File spoon-archives/marxism-international.archive/marxism-international_1997/marxism-international.9712, message 155


Date: Tue, 09 Dec 1997 18:26:16 -0800
From: Mark Jones <Jones_M-AT-netcomuk.co.uk>
Subject: Re: M-I: Against Nature


There are no natural limits to capitalism. James Heartfield misrepresents 
his opponents as usual. And I do not "repeat the mantra 'you people 
in the third world just cannot have what we have, I'm sorry, it's not 
my doing, that's just the way it is'. The dog-in-manger implication of 
this is foreign to me. I have never said this even once. 

I believe the opposite -- that it is the west which will have to change, and
that socialism if it happens will entail a radical levelling-down 
and a redistribution from the west to the rest. Heartfield also 
attacks me for this, which is having his cake and eating it.

On this basis alone -- massive redistribution -- would population pressures 
reduce as the capitalist law of accumulation (including accumulation 
of people) was eliminated. At the same time living  standards in the 
third world would improve. LM is selling  third worlders a false, a 
fraudulent prospectus when it pretends that the third world can 
have a western standard of life while capitalism and the world market
still exists. They cannot. Capitalism breeds poles of plenty amid oceans 
of want. Living Marxism supports that. I do not. Their marxism is a cynical 
charade. They are turncoats looking for a warm nest to retire in.

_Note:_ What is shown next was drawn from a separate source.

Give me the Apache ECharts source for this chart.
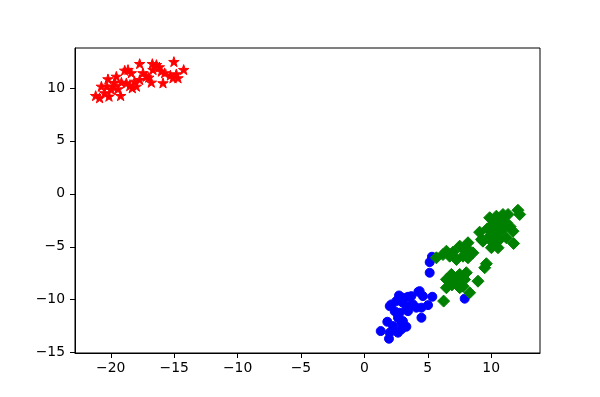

The limits to capitalism are social. But they are material in form, they
are real and confront the world with the inevitability and force of
laws of nature. It would be easy, for example, to arrest global warming.
It is necessary only to dispense with cars, and put electricity
production and also agriculture on a sustainable basis. That, of course,
is not going to happen. Therefore global warming will continue and we
may discover that the social limits to capitalist production and to the
expansion of the reserve army of labour, take the form of a qualitative
change in the world's climate system. It is useless, of course, to
expect Heartfield, whose breezy style and hallucinatory grasp on the
facts reminds one of doorstep Jehovah's Witnesses, to address this
simple truth.

The Third World cannot have western food consumption standards, which in
any case are unhealthy and bizarrely over-indulgent. The limits on 
capitalist agriculture are not light years away, they are based ultimately 
on the planet's biomass and its capacity for photosynthesis, as well as 
on the limits to oil supply, which is already critical in keeping the lid 
on third world agriculture. 

Where third world argiculture  is subsistence farming it is still largely 
human, horse or ox-powered and wood or dung fuelled. Where it is cash-crop 
agriculture it uses the kind of inputs lauded by Heartfield and Boddhisatva 
even more intensively and abrasively than in the west. It is not just food. 
Large chunks of Kenya and other east African countries are given over to 
carnation and rose growing, and the vast quantities of herbicides and 
pesticides used have produced a horrific catalogue of eco and social effects, 
inlcuding birth defects, blindness, epidemic cancers. That is the price 
they pay for the posies western men present to their women. 

Of course, it is possible that in the next heroic stage of
Monsanto's biotech revolution, much food will be algae cultured in vats.
But this will represent a further degradation of living standards,
forced by the growth of population. 

The capitalist law of population has always 
worked to encourage population growth, or to prevent the conditions 
emerging in which it might be self-limiting (as in
the communist state of Kerala, which has a fertility rate of 1.7, ie,
the population does not quite reproduce itself. The per capita GNP is
less than $1,000, but the high levels of literacy and general culture
and the socialist policy towards women have worked to reduce the
exponential rate of population growth experienced elsewhere in India,
where a more purely capitalist law of population still applies).
This does not mean, of course, that the effect of the capitalist law
of population is not both genocidal and immiserating. It is.

Boddhisatva raises some points about oil reserves.
The official US government estimate for Caspian reserves is between
19-29 bn bbls. That is about 10% the Saudi level, which is probably a
politically-motivated over-estimate. As we know, there are lies,
statistics and oil reserve figures. But I am not going to repost unless
anyone asks me, the mass of data I uploaded earlier which suggests that
the present rough balance between global supply and demand will change
in the next decade into generalised oil shortages. Anyone who thinks
that oil will last forever should (a) ask why in that case we aren't all
knee-deep in the stuff, because it ought to be bubling unstoppably out
of the ground and (b) should take a look at what has happened in the
last two decades to oil production in Texas, the North Sea and Mexico.